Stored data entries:

◇ ◇ ◇ ◇

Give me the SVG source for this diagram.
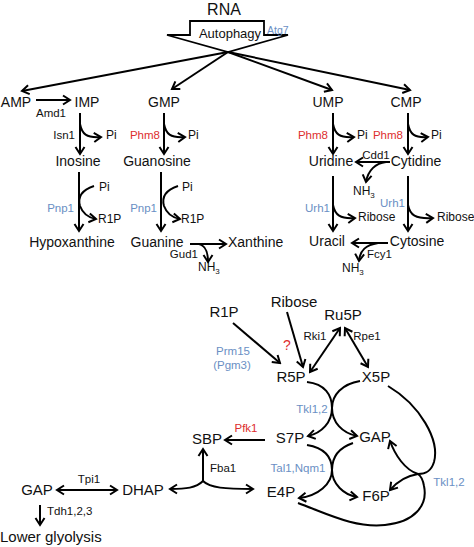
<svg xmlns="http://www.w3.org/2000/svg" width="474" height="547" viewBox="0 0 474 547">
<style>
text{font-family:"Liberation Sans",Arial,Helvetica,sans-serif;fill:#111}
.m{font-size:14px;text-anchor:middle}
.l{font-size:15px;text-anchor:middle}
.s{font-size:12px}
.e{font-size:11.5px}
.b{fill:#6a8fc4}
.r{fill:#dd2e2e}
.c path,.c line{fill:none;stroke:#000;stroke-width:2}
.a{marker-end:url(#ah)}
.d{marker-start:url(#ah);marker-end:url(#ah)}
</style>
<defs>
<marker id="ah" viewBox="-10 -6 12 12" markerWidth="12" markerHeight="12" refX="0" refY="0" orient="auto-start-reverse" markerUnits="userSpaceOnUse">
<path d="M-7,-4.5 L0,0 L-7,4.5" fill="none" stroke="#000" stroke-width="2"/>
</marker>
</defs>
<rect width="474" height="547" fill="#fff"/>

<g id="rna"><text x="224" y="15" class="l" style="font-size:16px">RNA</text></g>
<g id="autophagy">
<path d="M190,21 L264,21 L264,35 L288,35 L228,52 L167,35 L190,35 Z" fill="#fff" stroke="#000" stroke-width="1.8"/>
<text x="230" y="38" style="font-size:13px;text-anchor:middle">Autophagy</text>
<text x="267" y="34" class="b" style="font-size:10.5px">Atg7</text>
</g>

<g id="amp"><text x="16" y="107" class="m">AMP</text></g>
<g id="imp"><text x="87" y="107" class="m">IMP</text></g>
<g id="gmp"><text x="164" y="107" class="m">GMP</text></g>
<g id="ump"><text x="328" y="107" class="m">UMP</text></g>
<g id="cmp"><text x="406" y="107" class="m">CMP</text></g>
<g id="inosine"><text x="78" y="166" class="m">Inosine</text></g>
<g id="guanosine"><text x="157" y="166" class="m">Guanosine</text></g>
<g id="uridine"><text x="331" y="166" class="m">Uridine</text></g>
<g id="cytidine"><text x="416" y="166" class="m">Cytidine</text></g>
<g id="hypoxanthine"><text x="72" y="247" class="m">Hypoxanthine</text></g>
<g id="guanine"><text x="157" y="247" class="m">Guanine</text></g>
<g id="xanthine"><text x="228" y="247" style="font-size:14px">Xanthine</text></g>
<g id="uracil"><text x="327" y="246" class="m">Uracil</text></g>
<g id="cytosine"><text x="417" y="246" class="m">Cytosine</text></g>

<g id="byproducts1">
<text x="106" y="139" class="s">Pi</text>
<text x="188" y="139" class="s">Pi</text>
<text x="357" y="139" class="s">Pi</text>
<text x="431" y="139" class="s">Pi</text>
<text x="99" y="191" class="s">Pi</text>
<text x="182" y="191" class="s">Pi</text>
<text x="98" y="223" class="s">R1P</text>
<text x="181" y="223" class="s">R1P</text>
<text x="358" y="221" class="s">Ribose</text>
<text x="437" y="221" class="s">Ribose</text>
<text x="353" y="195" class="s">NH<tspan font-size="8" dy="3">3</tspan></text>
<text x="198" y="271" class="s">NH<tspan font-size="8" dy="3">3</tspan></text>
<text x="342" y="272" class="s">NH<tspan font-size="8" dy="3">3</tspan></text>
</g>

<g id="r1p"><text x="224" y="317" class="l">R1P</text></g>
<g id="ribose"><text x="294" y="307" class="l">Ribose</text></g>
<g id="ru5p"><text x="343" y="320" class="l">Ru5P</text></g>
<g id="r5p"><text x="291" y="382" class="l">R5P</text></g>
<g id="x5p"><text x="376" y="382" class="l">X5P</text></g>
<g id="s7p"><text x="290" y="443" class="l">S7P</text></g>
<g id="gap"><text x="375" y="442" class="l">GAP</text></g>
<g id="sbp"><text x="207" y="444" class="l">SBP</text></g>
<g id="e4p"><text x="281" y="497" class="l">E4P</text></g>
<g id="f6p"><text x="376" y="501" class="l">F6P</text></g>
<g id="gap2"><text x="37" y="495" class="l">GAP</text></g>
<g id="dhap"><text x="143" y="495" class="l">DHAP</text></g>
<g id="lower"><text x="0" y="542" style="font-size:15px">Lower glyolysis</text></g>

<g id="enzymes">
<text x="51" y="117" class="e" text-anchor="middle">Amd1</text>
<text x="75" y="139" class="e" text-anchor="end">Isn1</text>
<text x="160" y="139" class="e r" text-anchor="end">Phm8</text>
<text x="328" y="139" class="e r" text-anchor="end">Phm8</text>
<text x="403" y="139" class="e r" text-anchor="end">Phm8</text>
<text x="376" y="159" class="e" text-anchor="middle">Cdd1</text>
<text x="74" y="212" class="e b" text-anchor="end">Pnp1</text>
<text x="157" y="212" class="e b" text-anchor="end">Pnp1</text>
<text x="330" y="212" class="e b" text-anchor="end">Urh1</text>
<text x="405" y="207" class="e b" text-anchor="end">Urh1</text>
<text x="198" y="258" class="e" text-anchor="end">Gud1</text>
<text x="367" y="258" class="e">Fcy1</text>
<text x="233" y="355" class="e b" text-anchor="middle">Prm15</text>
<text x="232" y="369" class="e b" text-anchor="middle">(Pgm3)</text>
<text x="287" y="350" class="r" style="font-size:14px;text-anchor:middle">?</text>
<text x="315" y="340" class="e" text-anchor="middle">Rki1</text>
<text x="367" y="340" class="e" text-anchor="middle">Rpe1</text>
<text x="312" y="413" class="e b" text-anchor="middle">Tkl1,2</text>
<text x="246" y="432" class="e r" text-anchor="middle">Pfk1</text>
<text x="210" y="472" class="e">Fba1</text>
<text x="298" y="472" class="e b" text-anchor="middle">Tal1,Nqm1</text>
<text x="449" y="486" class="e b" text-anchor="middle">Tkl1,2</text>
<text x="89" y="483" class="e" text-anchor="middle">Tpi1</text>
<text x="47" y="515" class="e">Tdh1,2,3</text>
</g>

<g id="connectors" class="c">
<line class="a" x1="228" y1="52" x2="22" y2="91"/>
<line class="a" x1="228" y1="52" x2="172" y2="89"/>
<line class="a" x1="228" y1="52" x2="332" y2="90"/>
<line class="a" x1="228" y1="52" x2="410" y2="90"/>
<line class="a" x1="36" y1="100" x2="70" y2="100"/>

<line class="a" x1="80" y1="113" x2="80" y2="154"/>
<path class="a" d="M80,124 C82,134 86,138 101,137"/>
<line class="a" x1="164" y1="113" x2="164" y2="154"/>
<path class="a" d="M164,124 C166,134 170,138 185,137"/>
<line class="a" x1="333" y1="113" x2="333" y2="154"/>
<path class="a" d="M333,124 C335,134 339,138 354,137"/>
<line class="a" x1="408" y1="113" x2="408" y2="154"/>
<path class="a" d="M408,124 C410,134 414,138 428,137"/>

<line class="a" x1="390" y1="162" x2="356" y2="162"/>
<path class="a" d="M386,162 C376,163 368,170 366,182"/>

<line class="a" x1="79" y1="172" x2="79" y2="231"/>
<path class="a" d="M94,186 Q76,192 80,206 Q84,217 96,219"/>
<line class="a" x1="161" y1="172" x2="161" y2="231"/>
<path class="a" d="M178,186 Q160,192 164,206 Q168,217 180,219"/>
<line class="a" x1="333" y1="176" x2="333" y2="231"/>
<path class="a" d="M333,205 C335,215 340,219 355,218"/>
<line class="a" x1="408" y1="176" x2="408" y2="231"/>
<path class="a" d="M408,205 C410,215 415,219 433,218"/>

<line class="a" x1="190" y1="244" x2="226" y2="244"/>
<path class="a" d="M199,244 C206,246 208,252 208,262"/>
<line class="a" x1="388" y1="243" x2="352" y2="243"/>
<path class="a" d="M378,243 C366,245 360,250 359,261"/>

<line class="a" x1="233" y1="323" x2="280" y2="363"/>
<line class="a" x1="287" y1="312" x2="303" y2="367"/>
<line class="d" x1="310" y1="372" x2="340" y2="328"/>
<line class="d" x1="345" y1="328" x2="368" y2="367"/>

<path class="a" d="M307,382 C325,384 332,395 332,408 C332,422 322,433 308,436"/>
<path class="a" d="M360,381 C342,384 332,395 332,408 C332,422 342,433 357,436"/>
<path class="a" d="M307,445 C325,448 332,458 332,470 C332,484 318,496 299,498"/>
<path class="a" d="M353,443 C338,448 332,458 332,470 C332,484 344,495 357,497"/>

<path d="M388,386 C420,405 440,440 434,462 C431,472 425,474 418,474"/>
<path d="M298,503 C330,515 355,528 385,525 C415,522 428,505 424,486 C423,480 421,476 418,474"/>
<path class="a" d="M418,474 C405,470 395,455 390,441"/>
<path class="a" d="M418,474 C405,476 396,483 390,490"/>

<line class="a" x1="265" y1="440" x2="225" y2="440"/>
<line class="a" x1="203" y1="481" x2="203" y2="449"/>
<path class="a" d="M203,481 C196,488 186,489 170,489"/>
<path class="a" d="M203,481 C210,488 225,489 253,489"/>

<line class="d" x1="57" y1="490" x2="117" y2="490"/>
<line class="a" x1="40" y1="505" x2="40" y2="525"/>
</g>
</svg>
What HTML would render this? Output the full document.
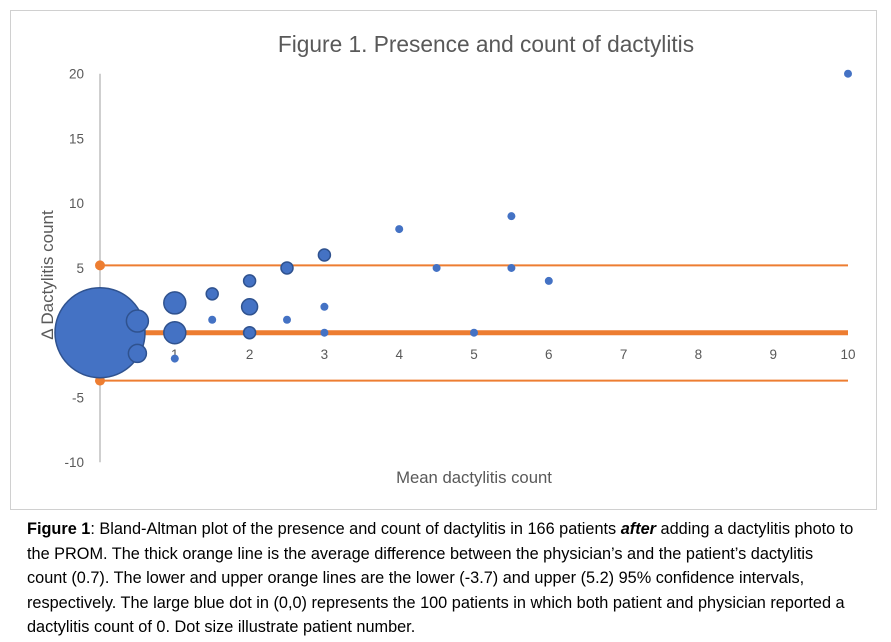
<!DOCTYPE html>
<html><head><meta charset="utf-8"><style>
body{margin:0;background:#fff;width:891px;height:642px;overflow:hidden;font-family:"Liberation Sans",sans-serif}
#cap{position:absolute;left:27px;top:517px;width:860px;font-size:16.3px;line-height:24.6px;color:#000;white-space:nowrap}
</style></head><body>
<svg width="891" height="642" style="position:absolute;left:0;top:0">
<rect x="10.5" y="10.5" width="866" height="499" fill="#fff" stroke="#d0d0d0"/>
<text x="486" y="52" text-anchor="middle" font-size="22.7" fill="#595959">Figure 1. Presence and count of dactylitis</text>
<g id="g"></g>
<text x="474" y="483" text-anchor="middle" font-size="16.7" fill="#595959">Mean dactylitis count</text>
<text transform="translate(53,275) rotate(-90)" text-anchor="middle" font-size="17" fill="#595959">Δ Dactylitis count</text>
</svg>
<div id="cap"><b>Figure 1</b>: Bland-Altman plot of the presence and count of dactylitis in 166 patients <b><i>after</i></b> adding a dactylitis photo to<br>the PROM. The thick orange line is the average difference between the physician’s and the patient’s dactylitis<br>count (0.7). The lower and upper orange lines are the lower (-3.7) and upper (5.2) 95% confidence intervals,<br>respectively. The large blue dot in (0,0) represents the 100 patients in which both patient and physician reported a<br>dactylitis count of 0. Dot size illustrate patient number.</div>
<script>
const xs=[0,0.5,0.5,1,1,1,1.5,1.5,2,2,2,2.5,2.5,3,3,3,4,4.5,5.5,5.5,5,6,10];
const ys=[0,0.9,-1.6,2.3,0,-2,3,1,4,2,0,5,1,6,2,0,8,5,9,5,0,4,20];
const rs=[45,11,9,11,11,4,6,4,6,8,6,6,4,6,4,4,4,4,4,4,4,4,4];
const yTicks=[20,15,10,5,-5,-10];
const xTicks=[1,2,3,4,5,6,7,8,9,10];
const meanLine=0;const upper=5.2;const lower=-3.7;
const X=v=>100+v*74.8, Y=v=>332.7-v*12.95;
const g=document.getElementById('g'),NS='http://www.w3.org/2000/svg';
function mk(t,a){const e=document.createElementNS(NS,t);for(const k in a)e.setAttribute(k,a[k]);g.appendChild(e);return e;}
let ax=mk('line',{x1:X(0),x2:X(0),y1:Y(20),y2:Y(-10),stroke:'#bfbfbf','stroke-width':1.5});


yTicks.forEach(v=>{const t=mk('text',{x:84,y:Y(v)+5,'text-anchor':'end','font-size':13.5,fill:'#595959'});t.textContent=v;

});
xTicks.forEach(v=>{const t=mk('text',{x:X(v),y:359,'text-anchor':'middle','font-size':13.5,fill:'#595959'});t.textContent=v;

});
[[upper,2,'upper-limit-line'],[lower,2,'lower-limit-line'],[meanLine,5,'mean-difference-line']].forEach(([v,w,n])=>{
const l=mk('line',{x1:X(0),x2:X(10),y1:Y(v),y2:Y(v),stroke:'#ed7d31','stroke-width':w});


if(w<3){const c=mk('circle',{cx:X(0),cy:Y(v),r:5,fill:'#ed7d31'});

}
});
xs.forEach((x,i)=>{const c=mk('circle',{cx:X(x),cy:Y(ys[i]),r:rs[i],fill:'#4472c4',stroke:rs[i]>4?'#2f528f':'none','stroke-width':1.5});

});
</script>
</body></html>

◇ ◇ ◇ ◇

• _What this task involves_
From the records, copy every line that has the string "document" in it.

• _Response_
What HTML would render this? Output the full document.
const g=document.getElementById('g'),NS='http://www.w3.org/2000/svg';
function mk(t,a){const e=document.createElementNS(NS,t);for(const k in a)e.setAttribute(k,a[k]);g.appendChild(e);return e;}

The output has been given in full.